Skipping all pictures, set down the lines of the listing from the first through the one with "colors = ['#56B1F7'".
[Begin]
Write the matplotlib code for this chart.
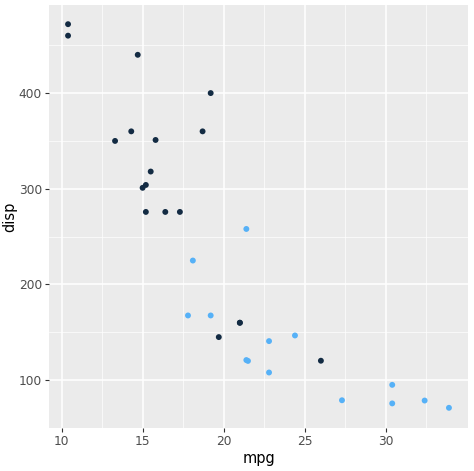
import matplotlib
matplotlib.use("Agg")
import matplotlib.pyplot as plt

mpg = [21.0,21.0,22.8,21.4,18.7,18.1,14.3,24.4,22.8,19.2,17.8,16.4,17.3,15.2,10.4,10.4,14.7,32.4,30.4,33.9,21.5,15.5,15.2,13.3,19.2,27.3,26.0,30.4,15.8,19.7,15.0,21.4]
disp = [160,160,108,258,360,225,360,146.7,140.8,167.6,167.6,275.8,275.8,275.8,472,460,440,78.7,75.7,71.1,120.1,318,304,350,400,79,120.3,95.1,351,145,301,121]
vs = [0,0,1,1,0,1,0,1,1,1,1,0,0,0,0,0,0,1,1,1,1,0,0,0,0,1,0,1,0,0,0,1]

colors = ['#56B1F7' if v else '#132B43' for v in vs]

fig = plt.figure(figsize=(4.74, 4.71), dpi=100)
ax = fig.add_axes([49/474, 43/471, 419/474, 423/471])
ax.set_facecolor('#EBEBEB')
ax.scatter(mpg, disp, c=colors, s=18, zorder=3, linewidths=0)
xr = max(mpg)-min(mpg); yr = max(disp)-min(disp)
ax.set_xlim(min(mpg)-0.05*xr, max(mpg)+0.05*xr)
ax.set_ylim(min(disp)-0.05*yr, max(disp)+0.05*yr)
ax.set_xticks([10,15,20,25,30])
ax.set_yticks([100,200,300,400])
ax.set_xticks([12.5,17.5,22.5,27.5,32.5], minor=True)
ax.set_yticks([50,150,250,350,450], minor=True)
ax.grid(True, which='major', color='white', linewidth=1.1, zorder=0)
ax.grid(True, which='minor', color='white', linewidth=0.5, zorder=0)
for s in ax.spines.values():
    s.set_visible(False)
ax.tick_params(which='major', colors='#333333', labelcolor='#4D4D4D', labelsize=8.8, length=3, pad=2)
ax.tick_params(which='minor', length=0)
ax.set_xlabel('mpg', fontsize=10.5, labelpad=2)
ax.set_ylabel('disp', fontsize=10.5, labelpad=1)
fig.savefig('out.png', dpi=100, facecolor='white')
[End]
▶ _Solution to this exercise_:
Write the matplotlib code for this chart.
import matplotlib
matplotlib.use("Agg")
import matplotlib.pyplot as plt

mpg = [21.0,21.0,22.8,21.4,18.7,18.1,14.3,24.4,22.8,19.2,17.8,16.4,17.3,15.2,10.4,10.4,14.7,32.4,30.4,33.9,21.5,15.5,15.2,13.3,19.2,27.3,26.0,30.4,15.8,19.7,15.0,21.4]
disp = [160,160,108,258,360,225,360,146.7,140.8,167.6,167.6,275.8,275.8,275.8,472,460,440,78.7,75.7,71.1,120.1,318,304,350,400,79,120.3,95.1,351,145,301,121]
vs = [0,0,1,1,0,1,0,1,1,1,1,0,0,0,0,0,0,1,1,1,1,0,0,0,0,1,0,1,0,0,0,1]

colors = ['#56B1F7' if v else '#132B43' for v in vs]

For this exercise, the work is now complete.